Dakwah Nabi SAW di “Ummu’l-Qura”,
sebagaimana arti yang sudah dijelaskan panjang lebar, bukan hanya dalam
pengertian Mekkah semata. Juga bukan hanya untuk orang Quraisy, tidak pula
untuk Jazirah Arabia saja, tapi untuk seluruh alam. (Baca QS. 25: 1, 34: 28, 7:
158, dan 9: 33).
Jika kalangan Nasrani menganggap Al-Quran tidak universal, maka,
seharusnya yang lebih tidak universal justru Bible.
Meski bahasa Arab adalah bahasa yang rumit, namun bukanlah hal
susah bagi umat Islam menghapalkannya. Ini berbeda dengan kitab suci lain,
sebagaimana Bible misalnya. Keuniversalan Al-Quran lainnya, dibuktikan dengan
bagaimana Allah menjaganya melalui orang-orang alim dan yang memiliki kelebihan
dalam menghapalkannya (tahfiz).
Meski terdiri dari ribuan ayat, dalam sejarah, selalu saja banyak orang mampu
menghapalkannya secara cermat dan tepat. Hatta, ia orang buta atau anak kecil
sekalipun. Al-Quran, mudah dihapal atau dilantunkan dengan gaya apapun. Diakui
atau tidak, ini berbeda dengan Bible atau Injil.

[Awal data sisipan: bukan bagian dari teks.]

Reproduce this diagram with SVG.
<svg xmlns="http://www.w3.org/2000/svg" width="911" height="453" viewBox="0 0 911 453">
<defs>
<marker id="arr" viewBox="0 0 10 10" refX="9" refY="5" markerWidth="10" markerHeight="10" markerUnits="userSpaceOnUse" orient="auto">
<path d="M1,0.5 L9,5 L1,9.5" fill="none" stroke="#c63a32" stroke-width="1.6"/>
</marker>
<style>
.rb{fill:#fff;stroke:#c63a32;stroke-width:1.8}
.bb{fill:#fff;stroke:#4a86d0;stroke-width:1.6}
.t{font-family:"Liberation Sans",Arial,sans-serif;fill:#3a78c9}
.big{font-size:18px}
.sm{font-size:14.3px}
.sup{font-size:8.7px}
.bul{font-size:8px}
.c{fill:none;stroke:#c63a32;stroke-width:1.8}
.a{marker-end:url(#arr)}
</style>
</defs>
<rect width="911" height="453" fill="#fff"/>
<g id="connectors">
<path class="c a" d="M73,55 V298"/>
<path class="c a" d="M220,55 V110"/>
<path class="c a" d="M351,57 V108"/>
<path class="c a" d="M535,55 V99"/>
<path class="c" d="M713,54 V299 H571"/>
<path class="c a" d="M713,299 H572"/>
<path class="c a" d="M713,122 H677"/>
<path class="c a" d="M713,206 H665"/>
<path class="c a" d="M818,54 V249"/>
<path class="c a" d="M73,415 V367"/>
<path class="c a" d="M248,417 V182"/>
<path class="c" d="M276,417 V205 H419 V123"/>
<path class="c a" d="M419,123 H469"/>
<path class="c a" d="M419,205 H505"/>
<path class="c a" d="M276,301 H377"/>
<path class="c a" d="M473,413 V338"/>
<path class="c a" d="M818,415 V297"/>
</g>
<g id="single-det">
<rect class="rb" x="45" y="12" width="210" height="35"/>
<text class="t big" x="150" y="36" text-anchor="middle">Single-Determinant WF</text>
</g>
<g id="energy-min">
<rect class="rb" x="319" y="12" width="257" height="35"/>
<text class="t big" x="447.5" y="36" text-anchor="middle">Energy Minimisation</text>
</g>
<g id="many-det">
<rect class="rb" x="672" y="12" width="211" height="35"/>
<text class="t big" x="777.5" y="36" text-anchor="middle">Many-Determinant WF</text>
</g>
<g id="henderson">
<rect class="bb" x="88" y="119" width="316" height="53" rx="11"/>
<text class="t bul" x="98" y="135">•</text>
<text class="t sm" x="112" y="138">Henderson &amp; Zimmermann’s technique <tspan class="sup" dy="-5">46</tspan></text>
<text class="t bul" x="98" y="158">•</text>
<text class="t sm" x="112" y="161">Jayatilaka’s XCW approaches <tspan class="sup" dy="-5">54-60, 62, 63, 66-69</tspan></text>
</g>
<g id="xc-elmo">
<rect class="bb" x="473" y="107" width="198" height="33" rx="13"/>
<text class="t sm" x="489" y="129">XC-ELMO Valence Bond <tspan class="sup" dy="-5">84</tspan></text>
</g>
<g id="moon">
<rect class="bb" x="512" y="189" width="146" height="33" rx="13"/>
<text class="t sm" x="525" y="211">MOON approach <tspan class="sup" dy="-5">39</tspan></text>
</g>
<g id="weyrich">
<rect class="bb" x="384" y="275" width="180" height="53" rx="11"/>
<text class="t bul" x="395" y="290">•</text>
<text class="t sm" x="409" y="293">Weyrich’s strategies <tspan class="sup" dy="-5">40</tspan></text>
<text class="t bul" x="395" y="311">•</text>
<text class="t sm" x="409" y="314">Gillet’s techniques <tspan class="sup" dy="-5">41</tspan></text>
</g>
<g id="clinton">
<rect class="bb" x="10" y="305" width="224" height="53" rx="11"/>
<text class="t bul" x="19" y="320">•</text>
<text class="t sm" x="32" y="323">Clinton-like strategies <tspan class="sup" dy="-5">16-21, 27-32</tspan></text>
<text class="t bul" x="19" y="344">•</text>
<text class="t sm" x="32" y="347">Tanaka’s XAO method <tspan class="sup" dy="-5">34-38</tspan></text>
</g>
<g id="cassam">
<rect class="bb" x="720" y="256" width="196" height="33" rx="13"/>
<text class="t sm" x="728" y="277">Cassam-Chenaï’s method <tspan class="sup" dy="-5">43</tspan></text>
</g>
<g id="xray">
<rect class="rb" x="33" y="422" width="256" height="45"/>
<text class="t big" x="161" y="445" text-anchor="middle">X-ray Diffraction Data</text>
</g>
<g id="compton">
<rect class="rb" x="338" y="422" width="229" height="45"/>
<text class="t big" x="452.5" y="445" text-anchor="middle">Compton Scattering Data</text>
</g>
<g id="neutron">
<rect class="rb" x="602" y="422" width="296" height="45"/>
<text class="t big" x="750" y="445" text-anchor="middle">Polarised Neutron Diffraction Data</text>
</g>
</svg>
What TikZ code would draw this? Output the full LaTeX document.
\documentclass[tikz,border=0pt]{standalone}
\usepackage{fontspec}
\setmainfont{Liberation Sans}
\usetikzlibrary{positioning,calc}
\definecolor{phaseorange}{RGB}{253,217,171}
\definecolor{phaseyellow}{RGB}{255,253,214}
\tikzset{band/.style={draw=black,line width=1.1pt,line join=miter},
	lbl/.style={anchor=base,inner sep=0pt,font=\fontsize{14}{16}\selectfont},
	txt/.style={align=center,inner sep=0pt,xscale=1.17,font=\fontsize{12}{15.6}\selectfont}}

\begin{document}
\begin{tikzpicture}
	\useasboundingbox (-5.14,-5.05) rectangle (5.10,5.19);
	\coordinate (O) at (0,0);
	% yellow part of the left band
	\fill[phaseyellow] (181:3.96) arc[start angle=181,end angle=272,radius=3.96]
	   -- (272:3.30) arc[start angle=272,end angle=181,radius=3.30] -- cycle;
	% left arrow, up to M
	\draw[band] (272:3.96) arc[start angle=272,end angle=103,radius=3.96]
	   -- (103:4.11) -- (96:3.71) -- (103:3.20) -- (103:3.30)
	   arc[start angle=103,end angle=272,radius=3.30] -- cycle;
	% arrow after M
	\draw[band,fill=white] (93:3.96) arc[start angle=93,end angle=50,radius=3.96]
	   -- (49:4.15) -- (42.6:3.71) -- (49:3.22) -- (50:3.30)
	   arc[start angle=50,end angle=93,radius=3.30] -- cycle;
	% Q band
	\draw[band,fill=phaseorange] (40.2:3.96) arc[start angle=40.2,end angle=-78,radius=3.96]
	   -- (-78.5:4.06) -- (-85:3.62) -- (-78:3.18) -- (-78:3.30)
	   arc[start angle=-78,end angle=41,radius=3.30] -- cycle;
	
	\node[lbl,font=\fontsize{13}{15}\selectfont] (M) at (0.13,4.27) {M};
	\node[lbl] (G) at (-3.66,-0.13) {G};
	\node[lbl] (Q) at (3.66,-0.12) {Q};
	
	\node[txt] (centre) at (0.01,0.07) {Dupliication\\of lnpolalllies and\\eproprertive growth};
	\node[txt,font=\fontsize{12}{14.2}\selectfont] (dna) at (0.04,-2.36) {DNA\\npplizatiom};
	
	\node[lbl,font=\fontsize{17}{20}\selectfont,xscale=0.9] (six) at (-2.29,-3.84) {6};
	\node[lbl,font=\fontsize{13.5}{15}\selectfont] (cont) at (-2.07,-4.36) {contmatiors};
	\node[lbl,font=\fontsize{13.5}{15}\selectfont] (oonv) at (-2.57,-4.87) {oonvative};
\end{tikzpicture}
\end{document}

Karena itu, setiap usaha apapun untuk menambah atau mengurangi
Al-Quran baik yang dilakukan kalangan orientalis atau orang kafir dalam sepanjang
sejarah selalu saja ketahuan. Jangan heran bila banyak umat Islam tiba-tiba
ribut gara-gara ada Al-Quran palsu atau sengaja dipalsukan sebagaimana terjadi
dalam kasus “The True
Furqon.” Barangkali itulah cara Allah menjaganya.
Dan hebatnya, para penghapal
Al-Quran, setiap saat selalu saja lahir dan bisa ditemukan di seluruh dunia.

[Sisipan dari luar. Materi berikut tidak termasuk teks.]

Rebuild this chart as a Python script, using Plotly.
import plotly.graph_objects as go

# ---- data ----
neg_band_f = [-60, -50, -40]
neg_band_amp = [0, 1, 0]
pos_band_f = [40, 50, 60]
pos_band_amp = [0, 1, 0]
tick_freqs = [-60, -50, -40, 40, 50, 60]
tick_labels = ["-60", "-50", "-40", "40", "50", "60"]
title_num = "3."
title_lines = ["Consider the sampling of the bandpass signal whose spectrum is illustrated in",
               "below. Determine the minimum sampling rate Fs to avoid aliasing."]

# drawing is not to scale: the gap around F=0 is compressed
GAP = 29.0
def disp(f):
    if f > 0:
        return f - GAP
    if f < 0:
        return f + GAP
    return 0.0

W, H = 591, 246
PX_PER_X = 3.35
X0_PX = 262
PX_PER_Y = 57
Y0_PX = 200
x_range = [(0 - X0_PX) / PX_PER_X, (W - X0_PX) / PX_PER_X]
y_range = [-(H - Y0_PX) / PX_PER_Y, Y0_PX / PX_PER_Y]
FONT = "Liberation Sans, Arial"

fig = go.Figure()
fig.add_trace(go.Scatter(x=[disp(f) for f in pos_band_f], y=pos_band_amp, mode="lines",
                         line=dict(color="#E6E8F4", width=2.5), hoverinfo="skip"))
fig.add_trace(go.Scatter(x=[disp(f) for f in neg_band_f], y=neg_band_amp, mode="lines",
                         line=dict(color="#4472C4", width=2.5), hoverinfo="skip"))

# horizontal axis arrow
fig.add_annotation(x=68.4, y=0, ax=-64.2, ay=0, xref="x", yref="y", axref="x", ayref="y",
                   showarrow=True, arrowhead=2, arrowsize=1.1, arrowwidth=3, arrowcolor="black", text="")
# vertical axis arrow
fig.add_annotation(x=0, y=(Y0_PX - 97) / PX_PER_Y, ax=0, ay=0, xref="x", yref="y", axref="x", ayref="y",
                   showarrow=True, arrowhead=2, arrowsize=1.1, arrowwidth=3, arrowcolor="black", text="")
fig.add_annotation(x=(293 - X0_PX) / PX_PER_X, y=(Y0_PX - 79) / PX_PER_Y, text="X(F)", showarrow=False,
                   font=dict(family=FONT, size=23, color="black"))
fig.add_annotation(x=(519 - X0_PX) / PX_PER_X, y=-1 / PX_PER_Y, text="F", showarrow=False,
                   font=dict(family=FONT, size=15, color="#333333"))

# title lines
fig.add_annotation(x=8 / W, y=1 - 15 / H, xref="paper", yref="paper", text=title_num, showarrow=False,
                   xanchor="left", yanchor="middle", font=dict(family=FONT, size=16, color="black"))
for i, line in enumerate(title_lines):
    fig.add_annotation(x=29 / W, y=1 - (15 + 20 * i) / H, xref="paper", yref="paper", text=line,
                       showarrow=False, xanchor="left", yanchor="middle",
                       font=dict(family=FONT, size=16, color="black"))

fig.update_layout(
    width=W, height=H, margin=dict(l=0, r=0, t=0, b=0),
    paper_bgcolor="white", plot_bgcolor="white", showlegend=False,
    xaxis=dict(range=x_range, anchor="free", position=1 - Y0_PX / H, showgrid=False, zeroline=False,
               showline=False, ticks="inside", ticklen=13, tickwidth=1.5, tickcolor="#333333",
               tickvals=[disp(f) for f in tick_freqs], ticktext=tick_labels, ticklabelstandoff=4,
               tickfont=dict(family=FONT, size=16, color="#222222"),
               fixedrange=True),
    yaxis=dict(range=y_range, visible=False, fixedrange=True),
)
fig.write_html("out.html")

Untuk yang seperti ini, di Indonesia, bahkan sudah mulai banyak dijadikan
sebagai pesantren-pesantran formal.
Sebaliknya, bagi kita, belum pernah terdengar ada orang Kristen atau Yahudi
yang hapal keseluruhan kitab suci mereka. Bahkan termasuk pendeta atau pastur
sekalipun. Mengapa bisa demikian? Saya kira Anda lebih tahu jawabannya. Wallahu a‘lamu bi al-shawab.